■ **WHAT THE TASK ASKS**
Copy the records below exactly, starting at the line that contains "Output the web" and ending at the line that contains "const y = d3.scaleLinear().domain([0, 800]).range([526, 526"; leave out any pictures.

══ GIVEN RECORDS

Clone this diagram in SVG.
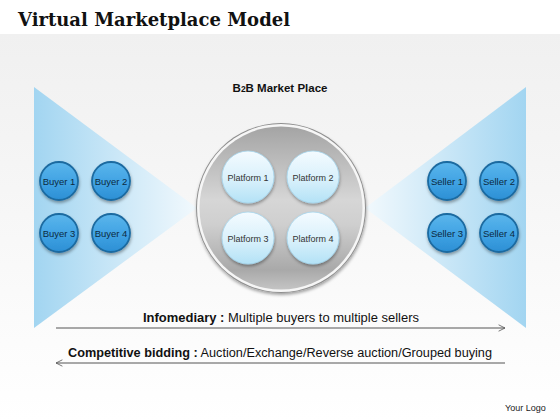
<svg xmlns="http://www.w3.org/2000/svg" width="560" height="420" viewBox="0 0 560 420">
<defs>
<linearGradient id="bg" x1="0" y1="0" x2="0" y2="1"><stop offset="0" stop-color="#f0f0f0"/><stop offset="1" stop-color="#ffffff"/></linearGradient>
<linearGradient id="triL" x1="0" y1="0" x2="1" y2="0"><stop offset="0" stop-color="#a2d5f1"/><stop offset="1" stop-color="#f2f9fd"/></linearGradient>
<linearGradient id="triR" x1="1" y1="0" x2="0" y2="0"><stop offset="0" stop-color="#a2d5f1"/><stop offset="1" stop-color="#f2f9fd"/></linearGradient>
<linearGradient id="blue" x1="0" y1="0" x2="0" y2="1"><stop offset="0" stop-color="#5cb6ec"/><stop offset="0.55" stop-color="#3fa2e3"/><stop offset="1" stop-color="#2c8fd4"/></linearGradient>
<linearGradient id="pale" x1="0" y1="0" x2="0" y2="1"><stop offset="0" stop-color="#f4fbff"/><stop offset="0.55" stop-color="#d8f0fb"/><stop offset="1" stop-color="#b3e2f6"/></linearGradient>
<linearGradient id="gray" x1="0" y1="0" x2="0" y2="1"><stop offset="0" stop-color="#a4a4a4"/><stop offset="0.45" stop-color="#d6d6d6"/><stop offset="0.6" stop-color="#cfcfcf"/><stop offset="0.88" stop-color="#a9a9a9"/><stop offset="1" stop-color="#c4c4c4"/></linearGradient>
<filter id="sh" x="-30%" y="-30%" width="160%" height="160%"><feDropShadow dx="0.5" dy="2" stdDeviation="1.5" flood-color="#000" flood-opacity="0.35"/></filter>
<marker id="ah" viewBox="0 0 10 10" refX="9" refY="5" markerWidth="8" markerHeight="8" orient="auto-start-reverse" markerUnits="userSpaceOnUse"><path d="M1,1 L9,5 L1,9" fill="none" stroke="#555" stroke-width="1"/></marker>
</defs>
<style>
.t{font-family:"Liberation Sans",Arial,sans-serif;}
.bt{fill:url(#blue);stroke:#1b6aa0;stroke-width:1.8;filter:url(#sh);}
.pt{fill:url(#pale);stroke:#a4d6ee;stroke-width:0.8;filter:url(#sh);}
.bl{font-family:"Liberation Sans",Arial,sans-serif;font-size:9.5px;fill:#0d2a40;text-anchor:middle;}
.pl{font-family:"Liberation Sans",Arial,sans-serif;font-size:9px;fill:#333;text-anchor:middle;}
.ln{stroke:#555;stroke-width:1;fill:none;}
</style>
<rect width="560" height="420" fill="#ffffff"/>
<rect x="0" y="34" width="560" height="386" fill="url(#bg)"/>
<text x="18" y="26" font-family="Rockwell,'DejaVu Serif','Liberation Serif',serif" font-weight="bold" font-size="18.5" fill="#111" textLength="272" lengthAdjust="spacingAndGlyphs">Virtual Marketplace Model</text>
<text x="280" y="92" class="t" font-weight="bold" font-size="11.5" fill="#111" text-anchor="middle">B<tspan font-size="8.5">2</tspan>B Market Place</text>
<polygon points="34,87 34,328 197,208" fill="url(#triL)"/>
<polygon points="526,87 526,328 365,208" fill="url(#triR)"/>
<g id="marketplace">
<circle cx="281" cy="208" r="85" fill="#8f8f8f" filter="url(#sh)"/>
<circle cx="281" cy="208" r="84" fill="#f6f6f6"/>
<circle cx="281" cy="208" r="81.5" fill="url(#gray)"/>
</g>
<g id="buyer1"><circle class="bt" cx="59" cy="181" r="19"/><text class="bl" x="59" y="184.5">Buyer 1</text></g>
<g id="buyer2"><circle class="bt" cx="111" cy="181" r="19"/><text class="bl" x="111" y="184.5">Buyer 2</text></g>
<g id="buyer3"><circle class="bt" cx="59" cy="233" r="19"/><text class="bl" x="59" y="236.5">Buyer 3</text></g>
<g id="buyer4"><circle class="bt" cx="111" cy="233" r="19"/><text class="bl" x="111" y="236.5">Buyer 4</text></g>
<g id="platform1"><circle class="pt" cx="248" cy="177" r="26"/><text class="pl" x="248" y="180.5">Platform 1</text></g>
<g id="platform2"><circle class="pt" cx="313" cy="177" r="26"/><text class="pl" x="313" y="180.5">Platform 2</text></g>
<g id="platform3"><circle class="pt" cx="248" cy="238" r="26"/><text class="pl" x="248" y="241.5">Platform 3</text></g>
<g id="platform4"><circle class="pt" cx="313" cy="238" r="26"/><text class="pl" x="313" y="241.5">Platform 4</text></g>
<g id="seller1"><circle class="bt" cx="447" cy="181" r="19"/><text class="bl" x="447" y="184.5">Seller 1</text></g>
<g id="seller2"><circle class="bt" cx="499" cy="181" r="19"/><text class="bl" x="499" y="184.5">Seller 2</text></g>
<g id="seller3"><circle class="bt" cx="447" cy="233" r="19"/><text class="bl" x="447" y="236.5">Seller 3</text></g>
<g id="seller4"><circle class="bt" cx="499" cy="233" r="19"/><text class="bl" x="499" y="236.5">Seller 4</text></g>
<g id="connectors">
<line class="ln" x1="56" y1="328" x2="505" y2="328" marker-end="url(#ah)"/>
<line class="ln" x1="505" y1="363" x2="56" y2="363" marker-end="url(#ah)"/>
</g>
<text x="281" y="322" class="t" font-size="12.5" fill="#111" text-anchor="middle" textLength="276" lengthAdjust="spacingAndGlyphs"><tspan font-weight="bold">Infomediary :</tspan> Multiple buyers to multiple sellers</text>
<text x="280" y="357" class="t" font-size="12.5" fill="#111" text-anchor="middle" textLength="424" lengthAdjust="spacingAndGlyphs"><tspan font-weight="bold">Competitive bidding :</tspan> Auction/Exchange/Reverse auction/Grouped buying</text>
<text x="505" y="411" class="t" font-size="9" fill="#222">Your Logo</text>
</svg>
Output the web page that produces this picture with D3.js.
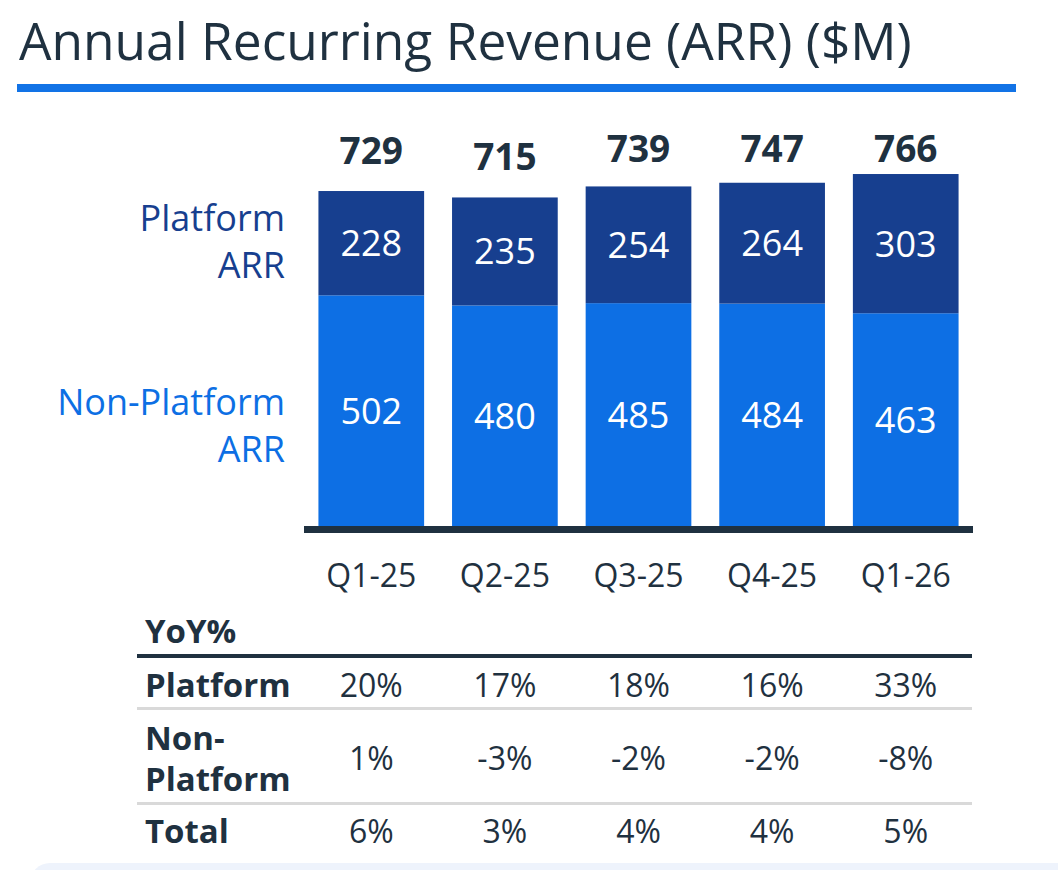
<!DOCTYPE html>
<html>
<head>
<meta charset="utf-8">
<script src="https://cdn.jsdelivr.net/npm/d3@7"></script>
<style>
  html, body { margin: 0; padding: 0; background: #ffffff; }
  svg { display: block; }
  text { font-family: "Open Sans", "Noto Sans", sans-serif; }
</style>
</head>
<body>
<script>
// ---- Data ----
const categories = ["Q1-25", "Q2-25", "Q3-25", "Q4-25", "Q1-26"];
const platformARR = [228, 235, 254, 264, 303];
const nonPlatformARR = [502, 480, 485, 484, 463];
const totalARR = [729, 715, 739, 747, 766];
const yoyRowLabels = [["Platform"], ["Non-", "Platform"], ["Total"]];
const yoyPlatform = ["20%", "17%", "18%", "16%", "33%"];
const yoyNonPlatform = ["1%", "-3%", "-2%", "-2%", "-8%"];
const yoyTotal = ["6%", "3%", "4%", "4%", "5%"];
const titleText = "Annual Recurring Revenue (ARR) ($M)";

// ---- Styles ----
const W = 1058, H = 870;
const dark = "#1f3140";
const platColor = "#173f8f";
const nonColor = "#0d6fe4";

const svg = d3.select("body").append("svg").attr("width", W).attr("height", H);

// Bottom light panel
svg.append("rect").attr("x", 30).attr("y", 863).attr("width", 1100).attr("height", 40)
  .attr("rx", 20).attr("fill", "#eef3fc");

// Title
const title = svg.append("text").attr("x", 19).attr("y", 60)
  .attr("fill", dark).attr("font-size", 46).attr("font-weight", 500).text(titleText);
const tw = title.node().getComputedTextLength();
title.attr("font-size", 46 * 893 / tw);

svg.append("rect").attr("x", 17).attr("y", 84).attr("width", 999).attr("height", 8)
  .attr("fill", "#1273e6");

// Scales
const x = d3.scaleBand().domain(categories).range([304, 973])
  .paddingInner(0.209).paddingOuter(0.108);
const y = d3.scaleLinear().domain([0, 800]).range([526, 526 - 800 * 0.4595]);

const data = categories.map((c, i) => ({
  c, p: platformARR[i], n: nonPlatformARR[i], t: totalARR[i]
}));

const g = svg.append("g");
// Non-platform segments
g.selectAll("rect.non").data(data).join("rect").attr("class", "non")
  .attr("x", d => x(d.c)).attr("width", x.bandwidth())
  .attr("y", d => y(d.n)).attr("height", d => y(0) - y(d.n))
  .attr("fill", nonColor);
// Platform segments (top = total)
g.selectAll("rect.plat").data(data).join("rect").attr("class", "plat")
  .attr("x", d => x(d.c)).attr("width", x.bandwidth())
  .attr("y", d => y(d.t)).attr("height", d => y(d.n) - y(d.t))
  .attr("fill", platColor);

// Segment labels
g.selectAll("text.plabel").data(data).join("text")
  .attr("x", d => x(d.c) + x.bandwidth() / 2)
  .attr("y", d => (y(d.t) + y(d.n)) / 2)
  .attr("dy", "0.36em").attr("text-anchor", "middle")
  .attr("font-size", 36).attr("fill", "#ffffff").text(d => d.p);
g.selectAll("text.nlabel").data(data).join("text")
  .attr("x", d => x(d.c) + x.bandwidth() / 2)
  .attr("y", d => (y(d.n) + y(0)) / 2)
  .attr("dy", "0.36em").attr("text-anchor", "middle")
  .attr("font-size", 36).attr("fill", "#ffffff").text(d => d.n);
// Totals (kept on a common line unless the bar is lower)
g.selectAll("text.tlabel").data(data).join("text")
  .attr("x", d => x(d.c) + x.bandwidth() / 2)
  .attr("y", d => Math.max(y(d.t) - 27, 162))
  .attr("text-anchor", "middle").attr("font-weight", 700)
  .attr("font-size", 37).attr("fill", dark).text(d => d.t);

// Baseline axis
const axis = svg.append("g").attr("transform", `translate(0,${y(0)})`)
  .call(d3.axisBottom(x).tickSize(0).tickPadding(0));
axis.select(".domain").remove();
svg.append("rect").attr("x", 304).attr("y", y(0)).attr("width", 669).attr("height", 7)
  .attr("fill", dark);
axis.selectAll(".tick text").attr("y", 61).attr("dy", 0)
  .attr("font-size", 32).attr("fill", dark)
  .attr("font-family", "'Open Sans', sans-serif");

// Legend labels (two-line texts)
const legend = [
  { lines: ["Platform", "ARR"], color: platColor, base: 231 },
  { lines: ["Non-Platform", "ARR"], color: nonColor, base: 415 }
];
legend.forEach(l => {
  const t = svg.append("text").attr("text-anchor", "end")
    .attr("font-size", 36).attr("fill", l.color);
  l.lines.forEach((s, j) => {
    t.append("tspan").attr("x", 285).attr("y", l.base + j * 47).text(s);
  });
});

// YoY table
svg.append("text").attr("x", 145).attr("y", 643).attr("font-weight", 700)
  .attr("font-size", 33).attr("fill", dark).text("YoY%");
svg.append("rect").attr("x", 137).attr("y", 654).attr("width", 835).attr("height", 4).attr("fill", dark);
svg.append("rect").attr("x", 137).attr("y", 707).attr("width", 835).attr("height", 3).attr("fill", "#d9d9d9");
svg.append("rect").attr("x", 137).attr("y", 802).attr("width", 835).attr("height", 3).attr("fill", "#d9d9d9");

const rows = [
  { label: yoyRowLabels[0], labelBase: [697], vals: yoyPlatform, valBase: 697 },
  { label: yoyRowLabels[1], labelBase: [750, 791], vals: yoyNonPlatform, valBase: 770 },
  { label: yoyRowLabels[2], labelBase: [843], vals: yoyTotal, valBase: 843 }
];
rows.forEach(r => {
  const t = svg.append("text").attr("font-weight", 700)
    .attr("font-size", 33).attr("fill", dark);
  r.label.forEach((s, j) => {
    t.append("tspan").attr("x", 145).attr("y", r.labelBase[j]).text(s);
  });
  svg.append("g").selectAll("text").data(r.vals).join("text")
    .attr("x", (d, i) => x(categories[i]) + x.bandwidth() / 2)
    .attr("y", r.valBase).attr("text-anchor", "middle")
    .attr("font-size", 32).attr("fill", dark).text(d => d);
});
</script>
</body>
</html>
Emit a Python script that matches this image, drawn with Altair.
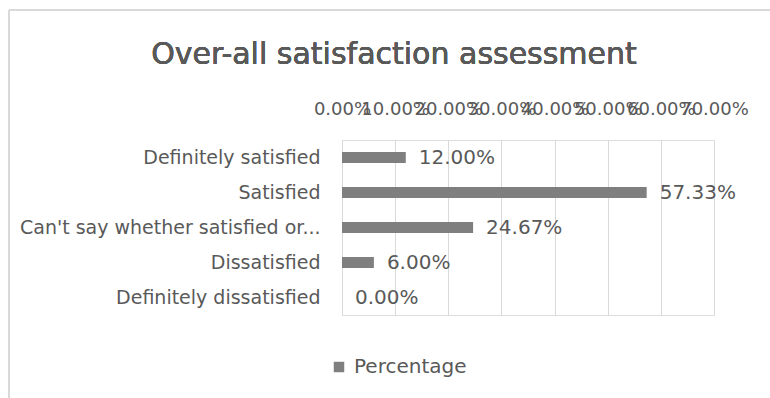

════

■ **EXERCISE RESULT**
Output the web page that produces this picture with D3.js.
<!DOCTYPE html>
<html>
<head>
<meta charset="utf-8">
<script src="https://cdn.jsdelivr.net/npm/d3@7"></script>
<style>
  html, body { margin: 0; padding: 0; background: #ffffff; }
  svg { display: block; }
  text { font-family: "Open Sans", "Noto Sans", sans-serif; }
</style>
</head>
<body>
<script>
// ---- Data ----
const categories = ["Q1-25", "Q2-25", "Q3-25", "Q4-25", "Q1-26"];
const platformARR = [228, 235, 254, 264, 303];
const nonPlatformARR = [502, 480, 485, 484, 463];
const totalARR = [729, 715, 739, 747, 766];
const yoyRowLabels = [["Platform"], ["Non-", "Platform"], ["Total"]];
const yoyPlatform = ["20%", "17%", "18%", "16%", "33%"];
const yoyNonPlatform = ["1%", "-3%", "-2%", "-2%", "-8%"];
const yoyTotal = ["6%", "3%", "4%", "4%", "5%"];
const titleText = "Annual Recurring Revenue (ARR) ($M)";

// ---- Styles ----
const W = 1058, H = 870;
const dark = "#1f3140";
const platColor = "#173f8f";
const nonColor = "#0d6fe4";

const svg = d3.select("body").append("svg").attr("width", W).attr("height", H);

// Bottom light panel
svg.append("rect").attr("x", 30).attr("y", 863).attr("width", 1100).attr("height", 40)
  .attr("rx", 20).attr("fill", "#eef3fc");

// Title
const title = svg.append("text").attr("x", 19).attr("y", 60)
  .attr("fill", dark).attr("font-size", 46).attr("font-weight", 500).text(titleText);
const tw = title.node().getComputedTextLength();
title.attr("font-size", 46 * 893 / tw);

svg.append("rect").attr("x", 17).attr("y", 84).attr("width", 999).attr("height", 8)
  .attr("fill", "#1273e6");

// Scales
const x = d3.scaleBand().domain(categories).range([304, 973])
  .paddingInner(0.209).paddingOuter(0.108);
const y = d3.scaleLinear().domain([0, 800]).range([526, 526 - 800 * 0.4595]);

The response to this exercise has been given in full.